The Court addressed the admissibility of parol evidence to clarify the intent behind the partnership agreement, concluding that it was appropriate given the circumstances. The general partners contended that the written agreement was clear and unambiguous; however, the Court found that the partnership's intent was not adequately captured within the four corners of the document. The extrinsic evidence, including a letter outlining the nature of the partnership’s business, indicated that there was indeed ambiguity in the understanding of what "promotion for development" entailed. The Court cited precedent that allows for parol evidence to clarify terms when ambiguity exists, particularly when the written agreement does not encompass the entire understanding of the parties involved. Thus, the Court determined that the letter and other extrinsic evidence were critical to understanding the partnership's true intentions and, therefore, were rightly included in the case.

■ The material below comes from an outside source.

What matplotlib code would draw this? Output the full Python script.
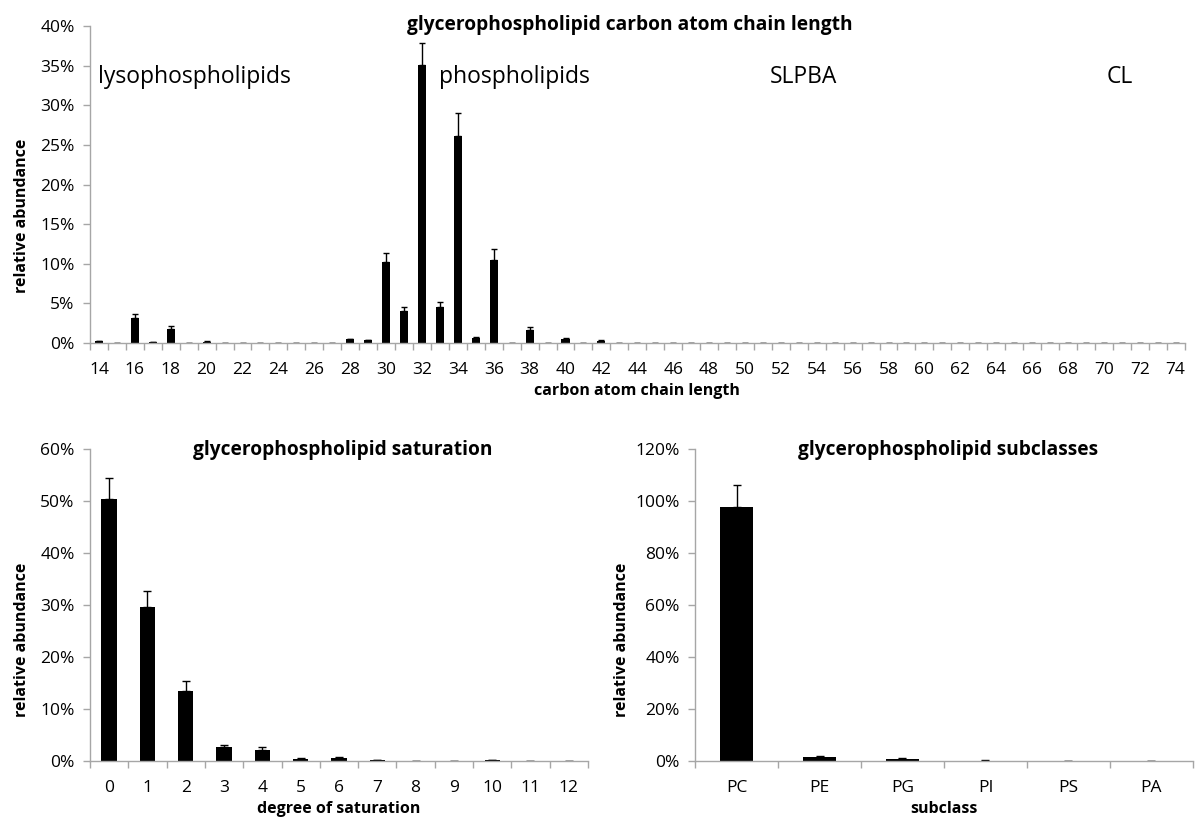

Acquiescence and Knowledge

The Court rejected the appellees' claims that Allen had acquiesced to the general partners' actions or that she had prior knowledge of their financial dealings. The Court found no evidence supporting the assertion that Allen anticipated or should have anticipated the general partners’ actions, which were contrary to the assurances given to her husband prior to their investment. While the husband had seen a financial statement that showed loans, he did not comprehend the implications of that information, and his subsequent actions did not indicate consent to the general partners' conduct. The Court noted that Allen's husband’s attendance at a partners’ meeting did not constitute an acquiescence since he had voiced no approval of the general partners’ actions and had reserved the right to pursue legal action if necessary. The Court concluded that there was no basis to assert that Allen had waived her rights to challenge the actions taken by the general partners, reinforcing the need for a proper inquiry into the matter.

Remand for Further Proceedings

In light of its findings, the Court reversed the lower court's dismissal of Allen's complaint and remanded the case for further proceedings. The Court directed that the general partners should be allowed to present their rebuttal evidence concerning the prima facie case established by Allen. If they failed to successfully rebut her claims, the Court instructed the chancellor to determine the appropriate form of relief for Allen, which could include the return of her initial investment along with any profits she would have earned had the partnership been conducted in accordance with the agreement. Alternatively, the Court indicated that damages for deceit in the formation of the contract might be warranted if proven valid. This remand provided an opportunity to ensure that all relevant evidence was properly considered before reaching a final resolution on the issues at hand, thereby safeguarding the rights of the limited partner.